Is that still true for Bollinger? As the Mavericks teams photographer for 18 years, Bollinger was intimately involved with the basketball side of the Mavericks operation and was close personal friends with Cuban. Sports Illustrated noted in 2002 that Cuban was introduced to his future wife by Bollinger. It is perfectly possible that Bollinger kept his antics carefully hidden from Cuban as we have seen other sexual harassers do, but the Dallas Morning News hardly portrays him as someone who spent a great deal of effort to keep his antics secret. Was Cuban really unaware?
Furthermore, the released report does not discuss Bollinger at all even though he had been doing these things for more than a decade, which came as a great surprise to the women who had reported these things.
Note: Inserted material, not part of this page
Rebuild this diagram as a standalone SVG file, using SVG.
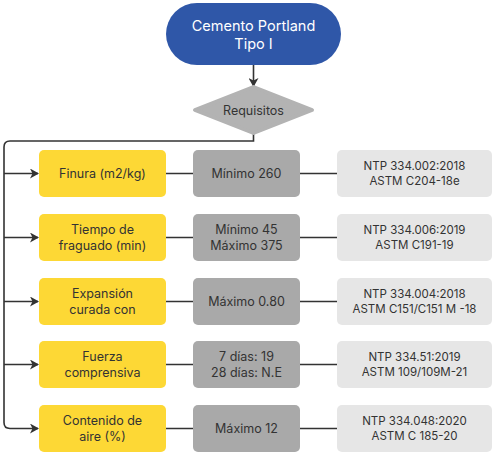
<svg xmlns="http://www.w3.org/2000/svg" width="496" height="455" viewBox="0 0 496 455">
<defs>
<marker id="ah" markerWidth="10" markerHeight="10" refX="8" refY="5" orient="auto" markerUnits="userSpaceOnUse">
<path d="M0,0 L9,5 L0,10 L2.5,5 Z" fill="#333"/>
</marker>
<style>
text{font-family:"Inter","Liberation Sans",sans-serif;font-size:12.5px;fill:#333;text-anchor:middle}
.w{fill:#fff;font-size:14.5px}
.y{fill:#fdd835}
.g{fill:#a9a9a9}
.l{fill:#e6e6e6}
.s{font-size:11.5px}
.c{stroke:#333;stroke-width:1.6;fill:none}
</style>
</defs>
<rect width="496" height="455" fill="#fff"/>
<g id="connectors">
<path class="c" d="M253.5,65 V86" marker-end="url(#ah)"/>
<path class="c" d="M253.5,133 V141 H10 Q4,141 4,147 V422.5 Q4,428.5 10,428.5 H38" marker-end="url(#ah)"/>
<path class="c" d="M4,173.5 H38" marker-end="url(#ah)"/>
<path class="c" d="M4,237.5 H38" marker-end="url(#ah)"/>
<path class="c" d="M4,301.5 H38" marker-end="url(#ah)"/>
<path class="c" d="M4,364.5 H38" marker-end="url(#ah)"/>
<path class="c" d="M166,173.5 H193 M300,173.5 H337"/>
<path class="c" d="M166,237.5 H193 M300,237.5 H337"/>
<path class="c" d="M166,301.5 H193 M300,301.5 H337"/>
<path class="c" d="M166,364.5 H193 M300,364.5 H337"/>
<path class="c" d="M166,428.5 H193 M300,428.5 H337"/>
</g>
<g id="start">
<rect x="166" y="3" width="175" height="62" rx="31" fill="#2f57a8"/>
<text class="w" x="253.5" y="31">Cemento Portland</text>
<text class="w" x="253.5" y="48.5">Tipo I</text>
</g>
<g id="requisitos">
<path d="M253.5,87 L312,110 L253.5,133 L195,110 Z" fill="#b3b3b3" stroke="#b3b3b3" stroke-width="4" stroke-linejoin="round"/>
<text x="253.5" y="114.5">Requisitos</text>
</g>
<g id="finura">
<rect class="y" x="39" y="150" width="127" height="47" rx="5"/>
<text x="102.5" y="178">Finura (m2/kg)</text>
</g>
<g id="finura-valor">
<rect class="g" x="193" y="150" width="107" height="47" rx="5"/>
<text x="246.5" y="178">Mínimo 260</text>
</g>
<g id="finura-norma">
<rect class="l" x="337" y="150" width="155" height="47" rx="5"/>
<text class="s" x="414.5" y="170">NTP 334.002:2018</text>
<text class="s" x="414.5" y="185">ASTM C204-18e</text>
</g>
<g id="fraguado">
<rect class="y" x="39" y="214" width="127" height="47" rx="5"/>
<text x="102.5" y="234">Tiempo de</text>
<text x="102.5" y="250">fraguado (min)</text>
</g>
<g id="fraguado-valor">
<rect class="g" x="193" y="214" width="107" height="47" rx="5"/>
<text x="246.5" y="234">Mínimo 45</text>
<text x="246.5" y="250">Máximo 375</text>
</g>
<g id="fraguado-norma">
<rect class="l" x="337" y="214" width="155" height="47" rx="5"/>
<text class="s" x="414.5" y="234">NTP 334.006:2019</text>
<text class="s" x="414.5" y="249">ASTM C191-19</text>
</g>
<g id="expansion">
<rect class="y" x="39" y="278" width="127" height="47" rx="5"/>
<text x="102.5" y="298">Expansión</text>
<text x="102.5" y="314">curada con</text>
</g>
<g id="expansion-valor">
<rect class="g" x="193" y="278" width="107" height="47" rx="5"/>
<text x="246.5" y="306">Máximo 0.80</text>
</g>
<g id="expansion-norma">
<rect class="l" x="337" y="278" width="155" height="47" rx="5"/>
<text class="s" x="414.5" y="298">NTP 334.004:2018</text>
<text class="s" x="414.5" y="313">ASTM C151/C151 M -18</text>
</g>
<g id="fuerza">
<rect class="y" x="39" y="341" width="127" height="47" rx="5"/>
<text x="102.5" y="361">Fuerza</text>
<text x="102.5" y="377">comprensiva</text>
</g>
<g id="fuerza-valor">
<rect class="g" x="193" y="341" width="107" height="47" rx="5"/>
<text x="246.5" y="361">7 días: 19</text>
<text x="246.5" y="377">28 días: N.E</text>
</g>
<g id="fuerza-norma">
<rect class="l" x="337" y="341" width="155" height="47" rx="5"/>
<text class="s" x="414.5" y="361">NTP 334.51:2019</text>
<text class="s" x="414.5" y="376">ASTM 109/109M-21</text>
</g>
<g id="aire">
<rect class="y" x="39" y="405" width="127" height="47" rx="5"/>
<text x="102.5" y="425">Contenido de</text>
<text x="102.5" y="441">aire (%)</text>
</g>
<g id="aire-valor">
<rect class="g" x="193" y="405" width="107" height="47" rx="5"/>
<text x="246.5" y="433">Máximo 12</text>
</g>
<g id="aire-norma">
<rect class="l" x="337" y="405" width="155" height="47" rx="5"/>
<text class="s" x="414.5" y="425">NTP 334.048:2020</text>
<text class="s" x="414.5" y="440">ASTM C 185-20</text>
</g>
</svg>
In fact, the report only featured employees whose names had been previously published. Adam Silver claims that Bollinger was not publicly named as the accusations were named anonymously. But let us be serious. For all intents and purposes, this report makes it look like the Mavericks and the NBA issued the report, fostered the blame on those already accused, and tried to pretend that the rest of the Mavericks organization was okay. But it looks like the entire barrel was rotten instead of just a few apples.
So what is to be done? In the first major controversy of Adam Silver’s reign, he forced Donald Sterling to sell his team for making highly inappropriate remarks, which was no doubt further exacerbated by Sterling’s long, racist history. Cuban so far has been able to avoid direct responsibility in ways that Sterling did not. But the Bollinger news makes it appear more likely that Cuban in fact knew and did nothing, though we have no way to know for certain as of this time. If it does turn to be the case, will Silver have the courage to stand for what is right against a much more popular owner than Sterling?